But in a strange and unforeseeable way his campaign and election mark the end of the era in which American politics is defined by ideological conflict.

Ever since the election of Reagan 36 years ago, American politics has been marked by profound ideological division, increasing polarization and often paralysis. The ideologically coherent and often unyielding conservative movement represented the dominant theme, while liberals (many of whom wouldn’t even use that word) struggled to find a pitch as clear and appealing as the right’s message of lower taxes, smaller government and strong defense.

The election of 2016 is the culmination of this ideological era, but ironically reveals its hollowness. The politics of 2016 breaks entirely along lines of identity: first race or ethnicity, followed by gender, level of education, urbanization and age.

The first mystery of the year was how Donald Trump won his party’s nomination, but more important, why 16 others, including popular governors and senators, lost. The answer is simply that all the others thought the key to the Republican base was ideology. Some, such as Senator Ted Cruz of Texas, styled themselves as the purest and most adamant of conservatives, others as just practical enough to deliver on conservative goals and one (Gov. John Kasich) as sort of a moderate. None of them clicked with the Republican base, simply because ideology wasn’t what motivated the base. It was always about identity, about them and us. Only Mr. Trump had that key.
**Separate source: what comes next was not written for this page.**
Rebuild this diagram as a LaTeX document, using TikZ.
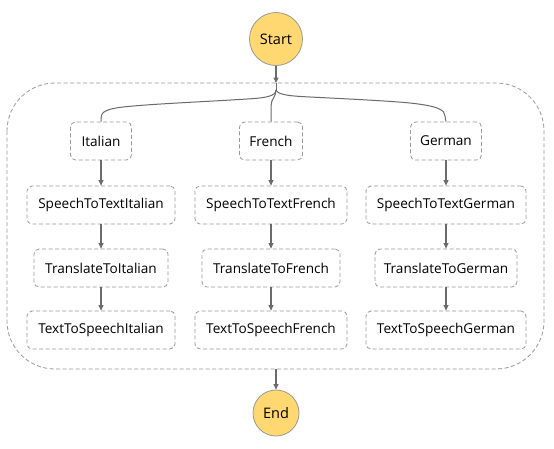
\documentclass[tikz,border=0pt]{standalone}
\usepackage{fontspec}
\setmainfont{Open Sans}
\usetikzlibrary{arrows.meta}
\definecolor{stepborder}{HTML}{999999}
\definecolor{arrowgray}{HTML}{6B6B6B}
\definecolor{termfill}{HTML}{FFD872}
\begin{document}
\begin{tikzpicture}[x=1pt,y=-1pt,
  stepbox/.style={draw=stepborder, dashed, dash pattern=on 4pt off 2.5pt, rounded corners=5pt, minimum height=38pt, inner xsep=0pt, font=\fontsize{13.6}{15}\selectfont, text=black, line width=0.8pt},
  term/.style={circle, draw=stepborder, fill=termfill, line width=0.8pt, inner sep=0pt, text=black, font=\fontsize{14.5}{16}\selectfont},
  conn/.style={draw=arrowgray, line width=1.1pt, -{Triangle[length=5.5pt,width=5pt]}},
  branch/.style={draw=arrowgray, line width=1pt}]
\useasboundingbox (0,0) rectangle (554,448);
\fill[white] (0,0) rectangle (554,448);
% group
\draw[stepborder, dashed, dash pattern=on 4pt off 2.5pt, line width=0.8pt, rounded corners=48pt] (7,83) rectangle (544,369);
% terminals
\node[term, minimum size=53pt] (start) at (276,39) {Start};
\node[term, minimum size=46pt] (end) at (276,413) {End};
\coordinate (fork) at (276,83);
\coordinate (forkb) at (276,90);
\coordinate (gbot) at (276,369);
% branch heads
\node[stepbox, minimum width=61pt] (it) at (101,141) {Italian};
\node[stepbox, minimum width=63pt] (fr) at (271,141) {French};
\node[stepbox, minimum width=71pt] (de) at (446,141) {German};
% column nodes
\node[stepbox, minimum width=148pt] (it1) at (101,205) {SpeechToTextItalian};
\node[stepbox, minimum width=134pt] (it2) at (101,268) {TranslateToItalian};
\node[stepbox, minimum width=148pt] (it3) at (101,330) {TextToSpeechItalian};
\node[stepbox, minimum width=152pt] (fr1) at (271,205) {SpeechToTextFrench};
\node[stepbox, minimum width=138pt] (fr2) at (271,268) {TranslateToFrench};
\node[stepbox, minimum width=152pt] (fr3) at (271,330) {TextToSpeechFrench};
\node[stepbox, minimum width=160pt] (de1) at (446,205) {SpeechToTextGerman};
\node[stepbox, minimum width=142pt] (de2) at (446,268) {TranslateToGerman};
\node[stepbox, minimum width=160pt] (de3) at (446,330) {TextToSpeechGerman};
% connectors
\draw[conn] (start) -- (fork);
\draw[branch] (fork) -- (forkb);
\draw[branch] (forkb) .. controls (276,96) and (266,98) .. (247,99) .. controls (200,102) and (150,104) .. (123,107) .. controls (106,109) and (101,112) .. (101,118) -- (it.north);
\draw[branch] (forkb) .. controls (276,97) and (271,99) .. (271,106) -- (fr.north);
\draw[branch] (forkb) .. controls (278,95) and (290,96) .. (310,97) .. controls (350,99) and (390,101) .. (410,103) .. controls (438,106) and (445,110) .. (445,116) -- (de.north);
\foreach \a/\b in {it/it1,it1/it2,it2/it3,fr/fr1,fr1/fr2,fr2/fr3,de/de1,de1/de2,de2/de3}
  \draw[conn] (\a) -- (\b);
\draw[conn] (gbot) -- (end);
\end{tikzpicture}
\end{document}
Consider immigration, the concept that drove both the Tea Party and the Trump campaign. For most of the long campaign, the media thought that it was about immigration policy: comprehensive immigration reform versus border security and deportations. The Republican “autopsy” from 2012 concluded that Republicans should support immigration reform. But it turns out it was always just about immigrants, as in, people who aren’t like us, not policy.

That’s why Trump supporters were unmoved by reports that Melania Trump had worked in the United States without authorization, and it’s why Mr. Trump, in a late rally in Minnesota, declared that the state had “suffered enough” from the presence of Somali immigrants, a well-settled middle-class group in the state for more than two decades. It’s why Mr. Trump found his strongest support not in areas most affected by immigration but in aging states with the lowest number of foreign-born residents, such as Ohio, Iowa and Wisconsin, where immigration is mostly a distant symbol of otherness.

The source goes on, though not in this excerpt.